Nov 27, 2007 07:12
For all purposes and meanings, I should be dead right now.
I had given up on God. I couldn't find him in my music. I couldn't find him in the great Outdoors. I couldn't even find him in the chemicals. I've been waiting for him to speak to me for years now. I'm one of God's children too. I need his guiding hand every now and then. An Atheist has never gone through depression. It's hard to believe once you try to kill yourself, that there isn't a God, and that he isn't cruel.
Lately, it seems like I've been yearning for that hand to tell me what I'm supposed to do. The hole has been digging itself around me for years. I'm constanstly sifting through the dirt, trying to dig my way out. I dig more dirt into my grave. Now my only emotion is, "What am I going to do now?"

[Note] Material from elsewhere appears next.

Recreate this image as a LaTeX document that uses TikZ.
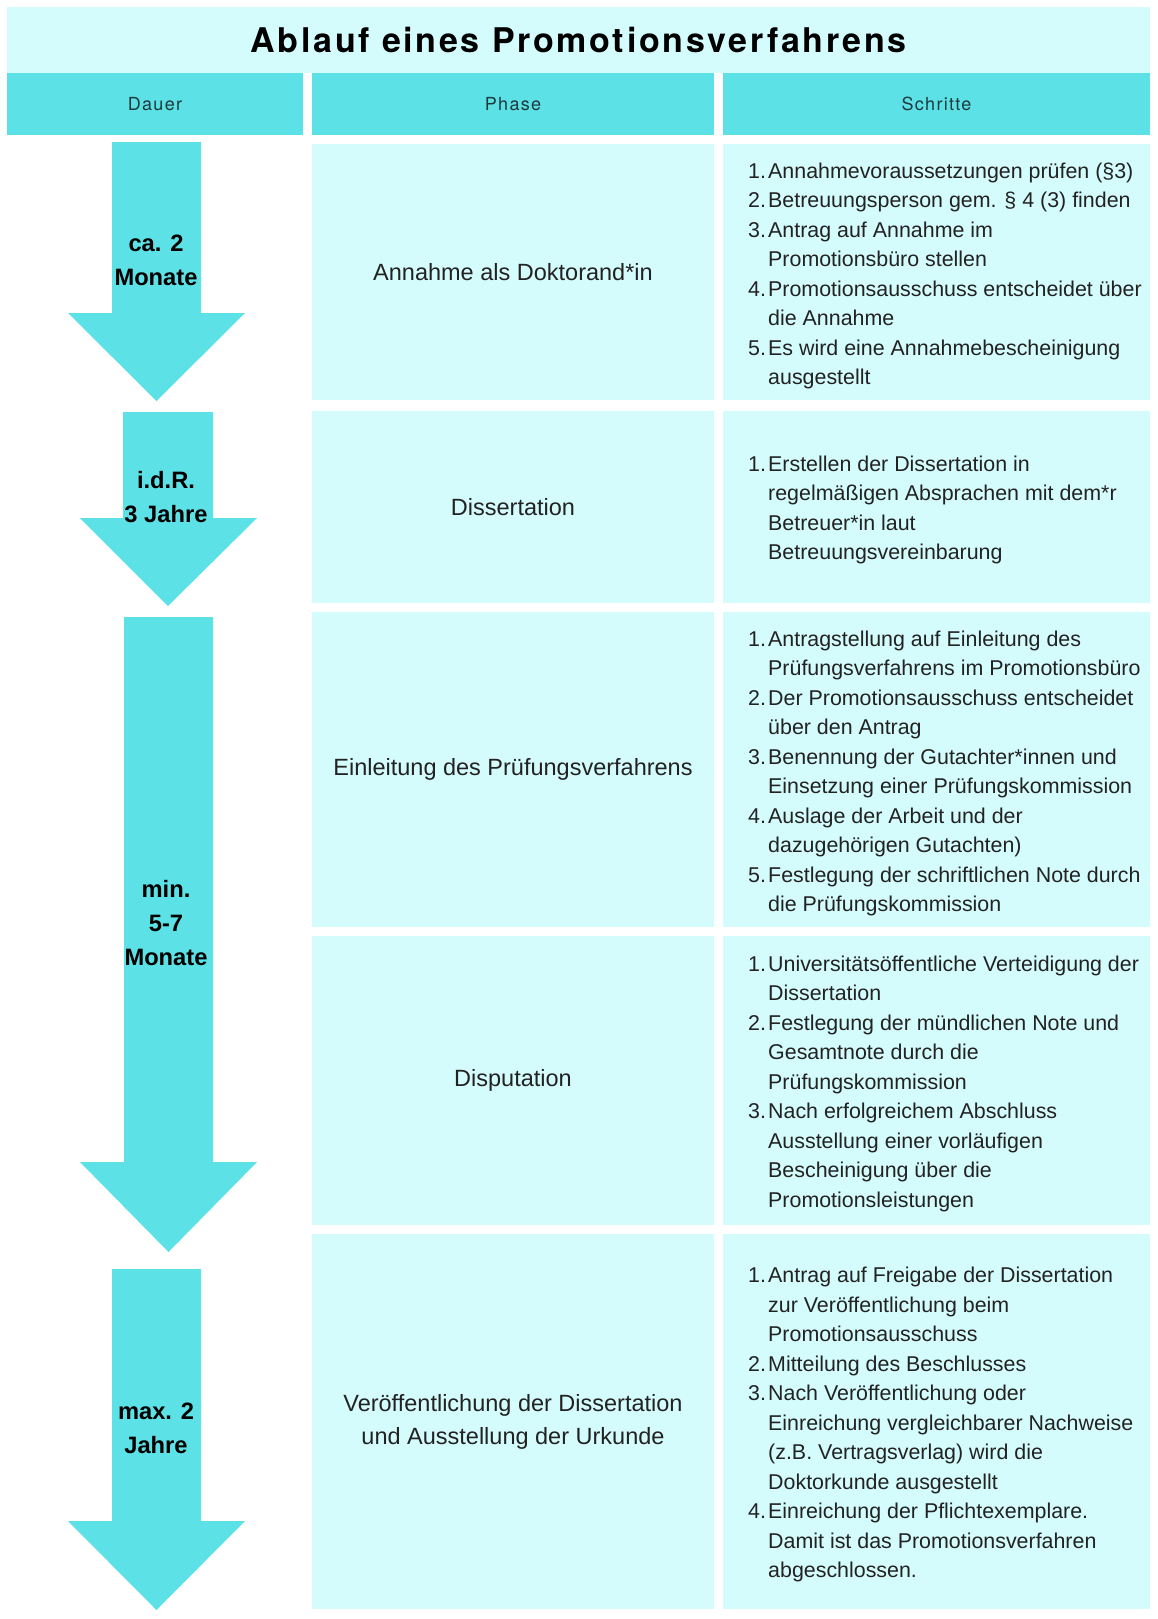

Is it like fighting quicksand? Must I turn a blind eye to what I feel? Feel. Man. Most people don't even understand the meaning of the word. They've built themselves walls and fortresses. How am I supposed to save a woman's soul if I'm drowning in the muck? I swore to myself that I wouldn't let my bleeding chest get in the way of true beauty.
Now, I also realize that feeling is such true beauty. People seem to overlook it while they search for it. It's not a needle in a haystack. This emotion is color, taste and art. It's everywhere. I wallow in it, breathe it in. It's my air. It's what I was born with. I would rather be the broken hearted chain smoking man in the corner of the bar, weeping over his breakfast and whiskey. My crow's feet will tell a story.

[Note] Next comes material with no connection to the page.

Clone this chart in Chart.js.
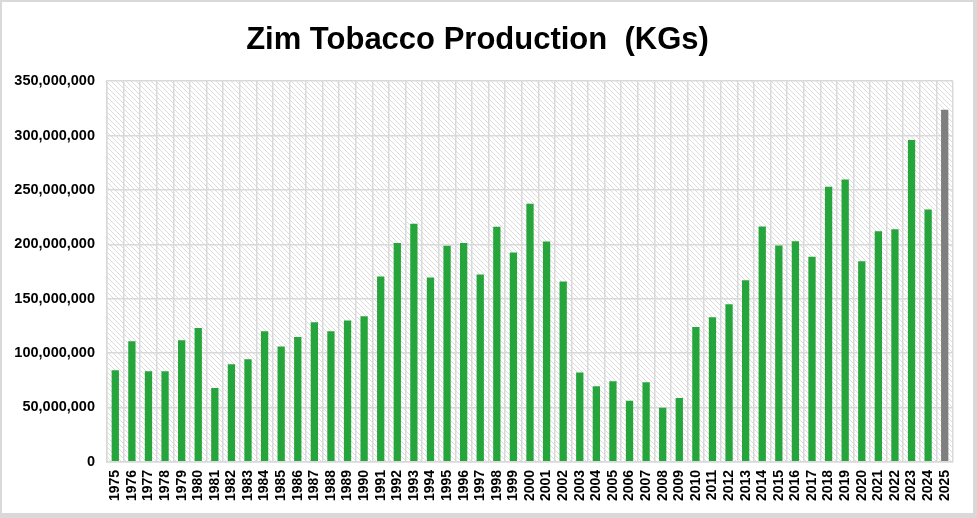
<!DOCTYPE html>
<html>
<head>
<meta charset="utf-8">
<script src="https://cdn.jsdelivr.net/npm/chart.js@4/dist/chart.umd.min.js"></script>
<style>
  html, body { margin: 0; padding: 0; background: #d9d9d9; }
  #wrap { position: absolute; left: 2px; top: 2px; width: 971px; height: 511px; background: #fff; }
</style>
</head>
<body>
<div id="wrap"><canvas id="chart"></canvas></div>
<script>
// years on the x axis
var years = [];
for (var y = 1975; y <= 2025; y++) years.push(String(y));

// production in kg
var production = [
  84300000, 110900000, 83400000, 83400000, 111800000, 123000000, 67800000, 89800000, 94400000, 120000000,
  106000000, 114800000, 128300000, 120000000, 130000000, 133800000, 170400000, 201300000, 219000000, 169500000,
  198800000, 201300000, 172300000, 216200000, 192400000, 237300000, 202500000, 165800000, 82200000, 69600000,
  74200000, 56200000, 73300000, 49800000, 58600000, 124000000, 133000000, 145000000, 167000000, 216500000,
  199000000, 202800000, 188700000, 253000000, 259600000, 184400000, 212000000, 213800000, 296000000, 232000000,
  323700000
];

var yTicks = [0, 50000000, 100000000, 150000000, 200000000, 250000000, 300000000, 350000000];

var barColors = production.map(function(v, i) {
  return years[i] == "2025" ? "#7f7f7f" : "#26a53c";
});

// hatched fill behind the plot
function makeHatch(ctx) {
  var c = document.createElement("canvas");
  c.width = 5; c.height = 5;
  var g = c.getContext("2d");
  g.fillStyle = "#ffffff";
  g.fillRect(0, 0, 5, 5);
  g.strokeStyle = "#dcdcdc";
  g.lineWidth = 1;
  g.beginPath();
  g.moveTo(0, 0); g.lineTo(5, 5);
  g.moveTo(-1, 4); g.lineTo(1, 6);
  g.moveTo(4, -1); g.lineTo(6, 1);
  g.stroke();
  return ctx.createPattern(c, "repeat");
}

var hatchPlugin = {
  id: "hatch",
  beforeDraw: function(chart) {
    var a = chart.chartArea, ctx = chart.ctx;
    ctx.save();
    ctx.fillStyle = makeHatch(ctx);
    ctx.fillRect(a.left, a.top, a.right - a.left, a.bottom - a.top);
    ctx.restore();
  }
};

var ctx = document.getElementById("chart");
var chart = new Chart(ctx, {
  type: "bar",
  data: {
    labels: years,
    datasets: [{
      label: "Production (KGs)",
      data: production,
      backgroundColor: barColors,
      barPercentage: 0.44,
      categoryPercentage: 1.0
    }]
  },
  options: {
    responsive: true,
    maintainAspectRatio: false,
    animation: false,
    layout: { padding: { left: 0, right: 20, bottom: 4 } },
    plugins: {
      legend: { display: false },
      tooltip: { enabled: false },
      title: {
        display: true,
        text: "Zim Tobacco Production  (KGs)",
        color: "#000",
        font: { family: "Liberation Sans", size: 31, weight: "bold" },
        padding: { top: 20, bottom: 22 }
      }
    },
    scales: {
      x: {
        grid: { color: "#d9d9d9", lineWidth: 1.5, drawTicks: false, offset: true },
        border: { color: "#d9d9d9", width: 1.5 },
        ticks: {
          color: "#000",
          font: { family: "Liberation Sans", size: 14, weight: "bold" },
          minRotation: 90, maxRotation: 90, autoSkip: false, padding: 8
        }
      },
      y: {
        min: 0, max: 350000000,
        afterFit: function(scale) { scale.width = 105; },
        afterBuildTicks: function(scale) {
          scale.ticks = yTicks.map(function(v) { return { value: v }; });
        },
        grid: { color: "#d9d9d9", lineWidth: 1.5, drawTicks: false },
        border: { color: "#d9d9d9", width: 1.5 },
        ticks: {
          color: "#000",
          font: { family: "Liberation Sans", size: 14.5, weight: "bold" },
          padding: 12,
          callback: function(v) { return v.toLocaleString("en-US"); }
        }
      }
    }
  },
  plugins: [hatchPlugin]
});
</script>
</body>
</html>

It wells up from my solar plexus, it oozes from the very essence of me. Maybe this feeling is God. I've gotten so lost in it that I can't find my way out. People won't give me direction. They just tell me to stop feeling. They might as well tell me to stop breathing.
But forget about people. They're flawed, I doubt they know what they're doing any more that I do. They're lost souls in a country of lost souls. The real question is, "What will God tell me?" Is this God's country? I think not. This is Hell. I am in Hell. I am being buried alive, and I can not exorcize the demons in my skull. They will not ease off the lash, they will not take pity on my humanity. Will God tell me how to rescue my sanity?

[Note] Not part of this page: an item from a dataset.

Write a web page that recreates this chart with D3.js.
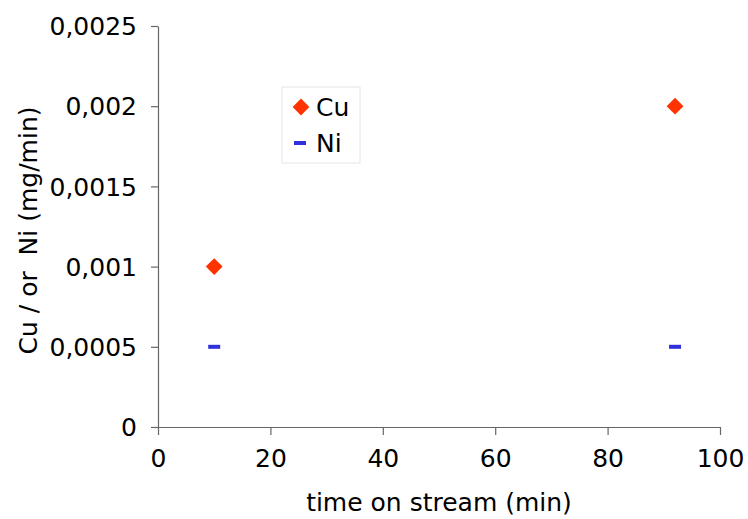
<!DOCTYPE html>
<html><head><meta charset="utf-8">
<script src="https://cdn.jsdelivr.net/npm/d3@7"></script>
<style>body{margin:0;background:#fff}svg{display:block}text{font-family:"DejaVu Sans",Verdana,sans-serif;fill:#000}</style>
</head><body>
<svg id="c" width="748" height="519"></svg>
<script>
const xTicks = [0, 20, 40, 60, 80, 100];
const yTicks = [0, 0.0005, 0.001, 0.0015, 0.002, 0.0025];
const yTickLabels = ["0", "0,0005", "0,001", "0,0015", "0,002", "0,0025"];
const cuTime = [10, 92];
const cuValues = [0.001, 0.002];
const niTime = [10, 92];
const niValues = [0.0005, 0.0005];
const seriesNames = ["Cu", "Ni"];

const svg = d3.select("#c");
const L = 158, R = 720, T = 26, B = 427;
const x = d3.scaleLinear().domain([0, 100]).range([L, R]);
const y = d3.scaleLinear().domain([0, 0.0025]).range([B, T]);
const axisColor = "#666";
const FS = 25;

const gx = svg.append("g").attr("transform", `translate(0,${B})`)
  .call(d3.axisBottom(x).tickValues(xTicks).tickSize(8).tickSizeOuter(0).tickPadding(14));
const gy = svg.append("g").attr("transform", `translate(${L},0)`)
  .call(d3.axisLeft(y).tickValues(yTicks).tickFormat((d, i) => yTickLabels[i]).tickSize(7).tickSizeOuter(0).tickPadding(14));
[gx, gy].forEach(g => {
  g.selectAll("path.domain").attr("stroke", axisColor).attr("stroke-width", 1.2);
  g.selectAll(".tick line").attr("stroke", axisColor).attr("stroke-width", 1.2);
  g.selectAll(".tick text").attr("font-size", FS).attr("font-family", '"DejaVu Sans",Verdana,sans-serif').attr("fill", "#000");
});
gy.selectAll(".tick text").attr("dy", "0.35em");

// axis titles
svg.append("text").attr("x", (L + R) / 2).attr("y", 511).attr("text-anchor", "middle")
  .attr("font-size", FS).text("time on stream (min)");
svg.append("text").attr("transform", `translate(37,${(T + B) / 2 + 4}) rotate(-90)`).attr("text-anchor", "middle")
  .attr("font-size", FS).attr("xml:space", "preserve").style("white-space", "pre").text("Cu / or  Ni (mg/min)");

// Cu diamonds
const diamond = d3.symbol().type(d3.symbolDiamond2).size(180);
svg.append("g").selectAll("path").data(cuTime.map((t, i) => [t, cuValues[i]])).join("path")
  .attr("d", diamond).attr("transform", d => `translate(${x(d[0])},${y(d[1])})`).attr("fill", "#ff3300");

// Ni dashes
svg.append("g").selectAll("rect").data(niTime.map((t, i) => [t, niValues[i]])).join("rect")
  .attr("x", d => x(d[0]) - 6).attr("y", d => y(d[1]) - 2).attr("width", 12).attr("height", 4).attr("fill", "#3030dd");

// legend
const lg = svg.append("g");
lg.append("rect").attr("x", 282).attr("y", 87).attr("width", 78).attr("height", 76)
  .attr("fill", "#fff").attr("stroke", "#e6e6e6").attr("stroke-width", 1);
lg.append("path").attr("d", diamond).attr("transform", "translate(301,107)").attr("fill", "#ff3300");
lg.append("rect").attr("x", 294).attr("y", 141).attr("width", 12).attr("height", 4).attr("fill", "#3030dd");
lg.append("text").attr("x", 316).attr("y", 107).attr("dy", "0.35em").attr("font-size", FS).text(seriesNames[0]);
lg.append("text").attr("x", 316).attr("y", 143).attr("dy", "0.35em").attr("font-size", FS).text(seriesNames[1]);
</script>
</body></html>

He seems to be instructing me on insanity. Does that not make him more cruel than the demons?
I think he spoke to me last night. It was entheogenic. I took over fifteen pills of the anti-anxiety medication the doctor prescribed. I find that ironic. Then, I topped it off with four pills of amphetamines and a bottle of Wild Turkey. If that isn't Irony, please point me to the English department.
I am still alive. For what? It defeats me. Don't parents tell their children what to do and what not to? Why should I find out for myself the hard way? I'd rather be dead, but God seems to have something else in store for me. I hope it's not more beauty.
I can't handle any more beauty right now. My heart is bleeding all over this sheet of paper. I wonder if there is any blood left in my veins. My lifestream seems parched, a dried riverbed.
Someone, somewhere, anywhere, help me. Help me before I wither from the inside. Help me before my soul dies from an overdose of feeling. Blinded by fear, consumed by hate, life is a corrugated breadknife. Get it over with. Or get me before it's over with.
What must I do now? What will I do without her?